The day after Justice Amy Coney Barrett's confirmation, Sen. Chris Coons (D-Del.), whom no one has ever described as a radical ideologue, conceded on The Rachel Maddow Show that it's time for "a wide-open conversation about how do we rebalance our courts." The Delaware Democrat added that he wants to see a "re-examining" of "the process, the results, and the consequences" surrounding what Republicans have done to the judiciary.
Senate Minority Leader Chuck Schumer (D-N.Y.) added on the Senate floor a day earlier:
"I want to be very clear with my Republican colleagues. You may win this vote. And Amy Coney Barrett may become the next Associate Justice of the Supreme Court. But you will never, never get your credibility back. And the next time the American people give Democrats a majority in this chamber, you will have forfeited the right to tell us how to run that majority. You may win this vote. But in the process you will speed the precipitous decline of faith in our institutions, our politics, the Senate and the Supreme Court. You will give an already divided and angry nation a fresh outrage, and open a wound in this chamber that may never heal. You walk a perilous road. I know you think that this will eventually blow over. But you are wrong."
Schumer's tone was unmistakable: he appeared to mean every word. The Democrats' leader seemed genuinely disgusted by Republicans' antics, and he gave every indication that the GOP should expect consequences for their actions.

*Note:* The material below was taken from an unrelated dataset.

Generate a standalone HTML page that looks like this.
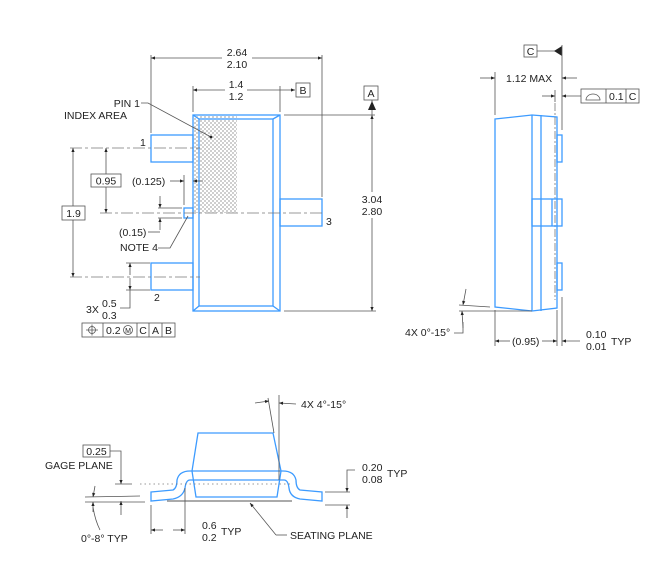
<!DOCTYPE html>
<html><head><meta charset="utf-8"><style>
html,body{margin:0;padding:0;background:#fff}
svg{display:block}
text{font-family:"Liberation Sans",sans-serif;font-size:10.5px;fill:#222}
.b{fill:none;stroke:#3d9bff;stroke-width:1.3}
.g{fill:none;stroke:#555;stroke-width:0.8}
.c{fill:none;stroke:#777;stroke-width:0.8;stroke-dasharray:12 3 3 3}
.bx{fill:#fff;stroke:#555;stroke-width:0.8}
</style></head><body>
<svg width="650" height="588" viewBox="0 0 650 588" xmlns="http://www.w3.org/2000/svg">
<defs>
<marker id="a" viewBox="0 0 10 10" refX="10" refY="5" markerWidth="7" markerHeight="5" orient="auto-start-reverse"><path d="M0,1 L10,5 L0,9 z" fill="#222"/></marker>
<pattern id="dots" width="4" height="4" patternUnits="userSpaceOnUse"><circle cx="1" cy="1" r="0.6" fill="#555"/><circle cx="3" cy="3" r="0.6" fill="#555"/></pattern>
</defs>

<!-- TOP VIEW -->
<rect x="193" y="115" width="44" height="98" fill="url(#dots)"/>
<rect class="b" x="193" y="115" width="87" height="196"/>
<rect class="b" x="199" y="119" width="74" height="187"/>
<path class="b" d="M193,115 L199,119 M280,115 L273,119 M193,311 L199,306 M280,311 L273,306"/>
<rect class="b" x="151" y="135" width="42" height="27"/>
<rect class="b" x="151" y="263" width="42" height="27"/>
<rect class="b" x="280" y="199" width="42" height="27"/>
<rect class="b" x="184" y="208" width="9" height="10"/>
<line class="c" x1="70" y1="148" x2="200" y2="148"/>
<line class="c" x1="100" y1="213" x2="325" y2="213"/>
<line class="c" x1="70" y1="277" x2="200" y2="277"/>
<!-- 2.64 -->
<path class="g" d="M151,133 V55 M322,197 V55"/>
<line class="g" x1="151" y1="58" x2="322" y2="58" marker-start="url(#a)" marker-end="url(#a)"/>
<rect x="222" y="46" width="30" height="26" fill="#fff"/>
<text x="237" y="56" text-anchor="middle">2.64</text><text x="237" y="68" text-anchor="middle">2.10</text>
<!-- 1.4 -->
<path class="g" d="M193,112 V86 M280,112 V86"/>
<line class="g" x1="193" y1="90" x2="295" y2="90" marker-start="url(#a)" marker-end="url(#a)"/>
<rect x="225" y="78" width="22" height="24" fill="#fff"/>
<text x="236" y="88" text-anchor="middle">1.4</text><text x="236" y="100" text-anchor="middle">1.2</text>
<rect class="bx" x="296" y="83" width="14" height="14"/><text x="303" y="94" text-anchor="middle">B</text>
<!-- A / 3.04 -->
<rect class="bx" x="364" y="86" width="14" height="14"/><text x="371" y="97" text-anchor="middle">A</text>
<line class="g" x1="284" y1="115" x2="375" y2="115"/>
<line class="g" x1="284" y1="311" x2="376" y2="311"/>
<line class="g" x1="372" y1="100" x2="372" y2="115"/>
<line class="g" x1="372" y1="115" x2="372" y2="311" marker-start="url(#a)" marker-end="url(#a)"/>
<path d="M368,110 L372,101 L376,110 z" fill="#222"/>
<rect x="357" y="192" width="30" height="26" fill="#fff"/>
<text x="372" y="203" text-anchor="middle">3.04</text><text x="372" y="215" text-anchor="middle">2.80</text>
<!-- 1.9 -->
<line class="g" x1="73" y1="148" x2="73" y2="277" marker-start="url(#a)" marker-end="url(#a)"/>
<rect class="bx" x="62" y="206" width="23" height="14"/><text x="73.5" y="217" text-anchor="middle">1.9</text>
<!-- 0.95 -->
<line class="g" x1="106" y1="148" x2="106" y2="213" marker-start="url(#a)" marker-end="url(#a)"/>
<rect class="bx" x="91" y="174" width="30" height="13"/><text x="106" y="184.5" text-anchor="middle">0.95</text>
<!-- 0.125 -->
<line class="g" x1="184" y1="175" x2="184" y2="205"/>
<line class="g" x1="170" y1="181" x2="184" y2="181" marker-end="url(#a)"/>
<line class="g" x1="203" y1="181" x2="193" y2="181" marker-end="url(#a)"/>
<text x="132" y="185">(0.125)</text>
<!-- 0.15 -->
<path class="g" d="M158,208 H182 M158,218 H182"/>
<line class="g" x1="160" y1="196" x2="160" y2="208" marker-end="url(#a)"/>
<line class="g" x1="160" y1="230" x2="160" y2="218" marker-end="url(#a)"/>
<line class="g" x1="148" y1="232" x2="160" y2="232"/>
<text x="119" y="236">(0.15)</text>
<text x="120" y="251">NOTE 4</text>
<path class="g" d="M158,248 H170 L188,216"/>
<!-- 0.5 -->
<path class="g" d="M126,263 H150 M126,290 H150"/>
<line class="g" x1="130" y1="275" x2="130" y2="263" marker-end="url(#a)"/>
<line class="g" x1="130" y1="278" x2="130" y2="290" marker-end="url(#a)"/>
<path class="g" d="M130,290 V308 H120"/>
<text x="86" y="313">3X</text><text x="102" y="307">0.5</text><text x="102" y="319">0.3</text>
<!-- FCF -->
<rect class="bx" x="82" y="323" width="93" height="14"/>
<path class="g" d="M103,323 V337 M137,323 V337 M149,323 V337 M162,323 V337"/>
<circle cx="92" cy="330" r="3.5" class="g"/><path class="g" d="M86,330 H98 M92,324.5 V335.5"/>
<text x="106" y="334">0.2</text><circle cx="128" cy="330" r="4.5" class="g"/><text x="128" y="333" text-anchor="middle" style="font-size:7px">M</text>
<text x="143" y="334" text-anchor="middle">C</text><text x="155.5" y="334" text-anchor="middle">A</text><text x="168.5" y="334" text-anchor="middle">B</text>
<!-- pin1 -->
<text x="140" y="107" text-anchor="end">PIN 1</text><text x="64" y="119">INDEX AREA</text>
<path class="g" d="M141,103 H148 L211,137"/><circle cx="211" cy="137" r="1.3" fill="#222"/>
<text x="140" y="146">1</text><text x="154" y="301">2</text><text x="326" y="225">3</text>

<!-- SIDE VIEW -->
<rect class="bx" x="524" y="45" width="13" height="12"/><text x="530.5" y="55" text-anchor="middle">C</text>
<line class="g" x1="537" y1="51" x2="556" y2="51"/><path d="M554,51 L562,46 L562,56 z" fill="#222"/>
<path class="g" d="M562,45 V130 M562,297 V346"/>
<path class="g" d="M495,72 V115 M495,310 V346 M557,310 V346"/>
<line class="g" x1="480" y1="78" x2="495" y2="78" marker-end="url(#a)"/>
<line class="g" x1="577" y1="78" x2="562" y2="78" marker-end="url(#a)"/>
<text x="506" y="82">1.12 MAX</text>
<line class="g" x1="542" y1="96" x2="555" y2="96" marker-end="url(#a)"/>
<line class="g" x1="581" y1="96" x2="562" y2="96" marker-end="url(#a)"/>
<path class="g" d="M555,90 V102"/>
<rect class="bx" x="581" y="89" width="58" height="14"/>
<path class="g" d="M606,89 V103 M626,89 V103"/>
<path class="g" d="M586,100 A7,6 0 0 1 600,100 Z"/>
<text x="609" y="100">0.1</text><text x="632.5" y="100" text-anchor="middle">C</text>
<path class="b" d="M495,119 L532,115 L557,117 L557,308 L532,311 L495,307 Z"/>
<path class="b" d="M532,115 V311 M541,115 V311"/>
<line x1="555" y1="103" x2="555" y2="300" stroke="#777" stroke-width="0.8" stroke-dasharray="8 2 2 2"/>
<rect class="b" x="557" y="135" width="5" height="27"/>
<rect class="b" x="557" y="263" width="5" height="27"/>
<rect class="b" x="532" y="199" width="30" height="27"/>
<path class="b" d="M552,199 V226"/>
<path class="g" d="M459,305 L490,307 M459,311 H532"/>
<line class="g" x1="466" y1="289" x2="463" y2="305" marker-end="url(#a)"/>
<line class="g" x1="463" y1="328" x2="462" y2="311" marker-end="url(#a)"/>
<path class="g" d="M463,322 V333 H454"/>
<text x="405" y="336">4X 0°-15°</text>
<line class="g" x1="510" y1="341" x2="495" y2="341" marker-end="url(#a)"/>
<line class="g" x1="542" y1="341" x2="557" y2="341" marker-end="url(#a)"/>
<text x="512" y="345">(0.95)</text>
<line class="g" x1="580" y1="341" x2="562" y2="341" marker-end="url(#a)"/>
<text x="586" y="338">0.10</text><text x="586" y="350">0.01</text><text x="611" y="345">TYP</text>

<!-- FRONT VIEW -->
<path class="b" d="M198,433 L273,433 L281,471 L277,497 L196,497 L192,471 Z"/>
<path class="b" d="M151,492 L173,490 Q177,488 177,480 Q179,471 190,471 L283,471 Q294,471 296,480 Q296,488 300,490 L322,492 L322,501 L300,499 Q290,497 289,488 Q288,480 284,480 L190,480 Q186,480 185,488 Q183,497 173,499 L151,501 Z"/>
<line x1="140" y1="484" x2="292" y2="484" stroke="#777" stroke-width="0.8" stroke-dasharray="1.5 3"/>
<line x1="167" y1="501" x2="292" y2="501" stroke="#555" stroke-width="1"/>
<path class="g" d="M268,398 L274,433 M279,395 V480"/>
<line class="g" x1="255" y1="403" x2="269" y2="401" marker-end="url(#a)"/>
<line class="g" x1="296" y1="404" x2="279" y2="403" marker-end="url(#a)"/>
<text x="301" y="408">4X 4°-15°</text>
<rect class="bx" x="83" y="445" width="27" height="12"/><text x="96.5" y="455" text-anchor="middle">0.25</text>
<path class="g" d="M110,451 H121 V474"/>
<line class="g" x1="121" y1="474" x2="121" y2="484" marker-end="url(#a)"/>
<line class="g" x1="115" y1="484" x2="132" y2="484"/>
<line class="g" x1="121" y1="515" x2="121" y2="501" marker-end="url(#a)"/>
<text x="45" y="469">GAGE PLANE</text>
<path class="g" d="M85,502 H145 M85,497 L140,496"/>
<line class="g" x1="95" y1="486" x2="93" y2="497" marker-end="url(#a)"/>
<line class="g" x1="93" y1="512" x2="93" y2="502" marker-end="url(#a)"/>
<path class="g" d="M93,507 Q95,520 100,530"/>
<text x="81" y="542">0°-8°  TYP</text>
<path class="g" d="M151,505 V534 M185,488 V534"/>
<line class="g" x1="163" y1="530" x2="151" y2="530" marker-end="url(#a)"/>
<line class="g" x1="173" y1="530" x2="185" y2="530" marker-end="url(#a)"/>
<text x="202" y="529">0.6</text><text x="202" y="541">0.2</text><text x="221" y="535">TYP</text>
<line class="g" x1="276" y1="535" x2="250" y2="503" marker-end="url(#a)"/>
<path class="g" d="M276,535 H287"/>
<text x="290" y="539">SEATING PLANE</text>
<path class="g" d="M325,492 H350 M325,505 H350"/>
<line class="g" x1="347" y1="478" x2="347" y2="492" marker-end="url(#a)"/>
<line class="g" x1="347" y1="518" x2="347" y2="505" marker-end="url(#a)"/>
<path class="g" d="M347,478 V470 H355"/>
<text x="362" y="471">0.20</text><text x="362" y="483">0.08</text><text x="387" y="477">TYP</text>
</svg>
</body></html>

A few months later, Schumer became Senate majority leader, ostensibly putting himself in a position to follow through on his indignation.
But there's been no retaliation -- not because Schumer has decided to let bygones be bygones, but because some of Schumer's members believe bipartisanship, on matters large and small, is more important than governing.
This is of renewed interest today because Senate Minority Leader Mitch McConnell (R-Ky.) said publicly that, if given the opportunity, he'll impose another Supreme Court blockade on President Biden's nominees.
For some, the first question may be, "Why does McConnell think he'll get away with such brazenness?" But that gets the dynamic backwards: McConnell starts with the proposition that Democratic judicial nominations don't count, then dares Democratic officials to do something about it.
Instead of acting, senators like Joe Manchin and Kyrsten Sinema respond by allowing the Senate Republican minority to help dictate the terms of governance, while Justice Stephen Breyer responds by pretending politics doesn't matter at all. McConnell, naturally, puts their naivete in his pocket, and explores new ways to pursue even more aggressive maximalist tactics.
Those who decry bitter partisanship need to realize how much bitter partisanship they encourage through their passivity and tolerance of extremism.